In the second part, consisting of here reprinted research articles, we apply this to quantum electrodynamics and quantum chromodynamics with a background (chromo-) magnetic field in the presence of a heat and charge reservoir.
The effective Lagrangian for a background static uniform (chromo-) magnetic field in scalar and spinor QED as well as QCD at finite temperature and density, is calculated. The spinor QED result contains a term that had been missed in the earlier attempts to calculate the effective Lagrangian. At low temperatures this term is shown to be responsible for the relativistic de Haas--van Alphen oscillations, not earlier known. The vacuum magnetization is shown to dominate the ordinary matter magnetization in the limit of high fields. We resolve the ostensible discrepancy between the renormalized paramagnetic vacuum of QED found here, and the paramagnetic behavior of the vacuum of bare regularized QCD, used to explain asymptotic freedom in a pedagogigal manner. In hot QCD, the effective charge here obtained is found to be decreasing with the temperature. This indicates the formation of a quark--gluon plasma at high temperatures, in for example heavy-ion collisions. The electron self-energy in a magnetic field at finite temperature and density, is calculated. In the high temperature limit, particle as well as hole solutions to the self-consistent dispersion relation are found, with interesting chiral properties. The matter contribution to the electron anomalous magnetic moment is obtained from the self-energy. The result differs from the earlier known, obtained through the vertex correction, using ordinary perturbation theory and plane wave external states. Since the true external states are Landau levels, it is our result that has to be correct. The anomalous magnetic moment will become very large at high densities. This could affect the properties of for example neutron stars. Furthermore, also the electron self-energy is shown to exhibit de Haas--van Alphen oscillations.
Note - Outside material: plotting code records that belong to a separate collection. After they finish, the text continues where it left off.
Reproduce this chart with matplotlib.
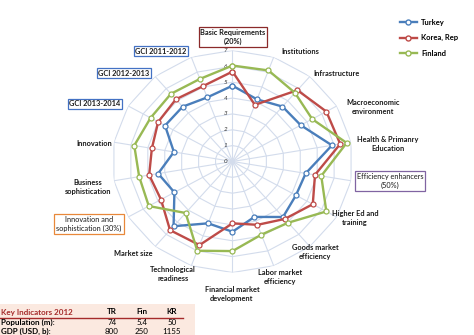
import numpy as np
import matplotlib
matplotlib.use('Agg')
from matplotlib import pyplot as plt
from matplotlib.patches import Rectangle
from matplotlib.lines import Line2D

plt.rcParams['font.family'] = ['Lato', 'DejaVu Sans']

# pillars, clockwise from the top
categories = ['Basic Requirements\n(20%)', 'Institutions', 'Infrastructure',
              'Macroeconomic\nenvironment', 'Health & Primanry\nEducation',
              'Efficiency enhancers\n(50%)', 'Higher Ed and\ntraining',
              'Goods market\nefficiency', 'Labor market\nefficiency',
              'Financial market\ndevelopment', 'Technological\nreadiness',
              'Market size', 'Innovation and\nsophistication (30%)',
              'Business\nsophistication', 'Innovation', 'GCI 2013-2014',
              'GCI 2012-2013', 'GCI 2011-2012']
turkey = [4.78, 4.17, 4.52, 4.58, 5.87, 4.32, 4.26, 4.57, 3.72,
          4.43, 4.15, 5.33, 3.90, 4.39, 3.46, 4.53, 4.51, 4.30]
korea = [5.67, 3.80, 5.87, 6.30, 6.36, 4.87, 5.39, 4.73, 4.25,
         3.90, 5.61, 5.65, 4.80, 4.92, 4.76, 4.99, 5.12, 5.05]
finland = [6.05, 6.11, 5.65, 5.35, 6.74, 5.24, 6.30, 5.04, 4.91,
           5.65, 5.99, 4.24, 5.62, 5.51, 5.80, 5.50, 5.57, 5.54]
series_names = ['Turkey', 'Korea, Rep', 'Finland']
ticks = [0, 1, 2, 3, 4, 5, 6, 7]

# key indicators table
table_cols = ['TR', 'Fin', 'KR']
table_rows = ['Population (m):', 'GDP (USD, b):']
table_vals = [['74', '5.4', '50'], ['800', '250', '1155']]

colors = ['#4A7EBB', '#BE4B48', '#98B954']
grid_color = '#D3DCEC'
W, H = 474, 335

# label centres in pixels and box colours
label_pos = [(233, 37), (300, 52), (337, 73), (373, 107), (388, 144),
             (390, 181), (355, 218), (315, 252), (280, 277), (232, 294),
             (173, 274), (133, 254), (89, 224), (88, 187), (94, 143),
             (95, 104), (124, 73), (161, 51)]
box_colors = {0: '#8B2A2A', 5: '#8064A2', 12: '#E8883A',
              15: '#4472C4', 16: '#4472C4', 17: '#4472C4'}


def fx(px):
    return px / W


def fy(py):
    return 1 - py / H


fig = plt.figure(figsize=(4.74, 3.35), dpi=100)
ax = fig.add_axes([0.2365, 0.1866, 0.508, 0.6627], projection='polar')
ax.set_aspect('auto')
ax.set_theta_zero_location('N')
ax.set_theta_direction(-1)
ax.set_ylim(0, 7)
ax.grid(False)
ax.spines['polar'].set_visible(False)
ax.set_xticks([])
ax.set_yticks([])
ax.patch.set_alpha(0)

n = len(categories)
theta = np.linspace(0, 2 * np.pi, n, endpoint=False)
ring = np.append(theta, theta[0])
for r in ticks[1:]:
    ax.plot(ring, [r] * len(ring), color=grid_color, lw=0.8, zorder=1)
for t in theta:
    ax.plot([t, t], [0, 7], color=grid_color, lw=0.8, zorder=1)
for v in ticks:
    ax.annotate(str(v), xy=(0, v), xytext=(-5, 0), textcoords='offset points',
                ha='center', va='center', fontsize=4.5, style='italic',
                color='#333333')

handles = []
for vals, c, name in zip([turkey, korea, finland], colors, series_names):
    h, = ax.plot(ring, vals + vals[:1], color=c, lw=1.7, marker='o',
                 markersize=3.6, markerfacecolor='white', markeredgecolor=c,
                 markeredgewidth=0.9, zorder=3, label=name)
    handles.append(h)

for i, (lab, (px, py)) in enumerate(zip(categories, label_pos)):
    kw = {}
    if i in box_colors:
        kw['bbox'] = dict(boxstyle='square,pad=0.25', fc='white',
                          ec=box_colors[i], lw=0.9)
    weight = 'normal' if i in (5, 12) else 'bold'
    fig.text(fx(px), fy(py), lab, ha='center', va='center', fontsize=5.3,
             fontweight=weight, linespacing=1.3, color='#1a1a1a', **kw)

leg_handles = [Line2D([], [], color=c, lw=1.7, marker='o', markersize=3.6,
                      markerfacecolor='white', markeredgecolor=c)
               for c in colors]
fig.legend(leg_handles, series_names, loc='upper left',
           bbox_to_anchor=(fx(393), fy(12)), frameon=False,
           prop={'size': 5.5, 'weight': 'bold'}, handlelength=2.2,
           labelspacing=1.1, handletextpad=0.6)

# key indicators box
fig.patches.append(Rectangle((0, 0), fx(195), fy(304),
                             transform=fig.transFigure, fc='#FBE9E0',
                             ec='none', zorder=0))
fig.add_artist(Line2D([0, fx(183)], [fy(317.5), fy(317.5)],
                      transform=fig.transFigure, color='#A52A2A', lw=1.0))
fig.text(fx(1), fy(312), 'Key Indicators 2012', fontsize=5.8,
         fontweight='bold', color='#A52A2A', ha='left', va='center')
col_x = [112, 142, 172]
for cx, col in zip(col_x, table_cols):
    fig.text(fx(cx), fy(312), col, fontsize=5.8, fontweight='bold',
             ha='center', va='center')
for k, (row, vals) in enumerate(zip(table_rows, table_vals)):
    yy = 322.5 + 8.5 * k
    fig.text(fx(1), fy(yy), row, fontsize=5.8, fontweight='bold',
             ha='left', va='center')
    for cx, v in zip(col_x, vals):
        fig.text(fx(cx), fy(yy), v, fontsize=5.8, ha='center', va='center')

fig.savefig('out.png', dpi=100)
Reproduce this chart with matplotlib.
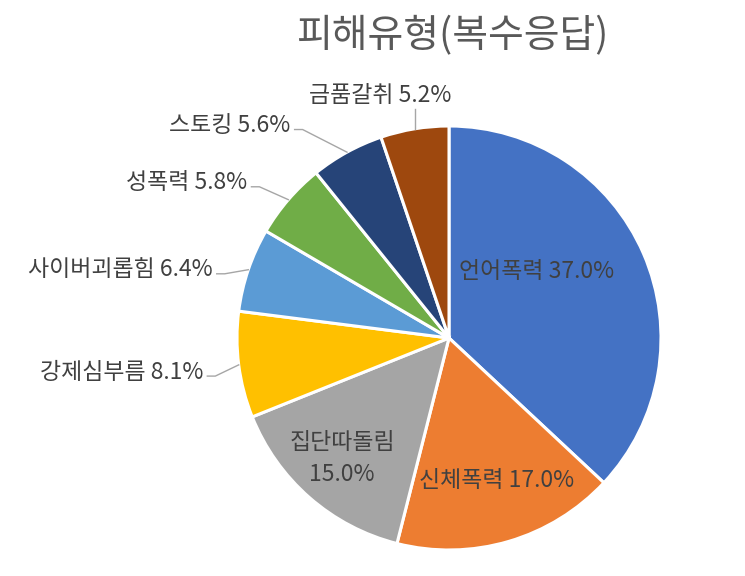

It is shown that using the general form of the spatial part of the electron wave-functions in a magnetic field it is possible to calculate a general self energy matrix, and find a self-consistent dispersion relation also this dispersion relation is solved, but only resulting in a mass-shift. The condensation of a magnetized relativistic Bose gas is considered. This had earlier been treated, but using the external field, instead of the true mean field, as the acting field in the gas, which led to erroneous conclusions about the Meissner--Ochsenfeldt effect. Furthermore, we find the relativistic generalization of the magnetization law governing the true Meissner--Ochsenfeldt effect.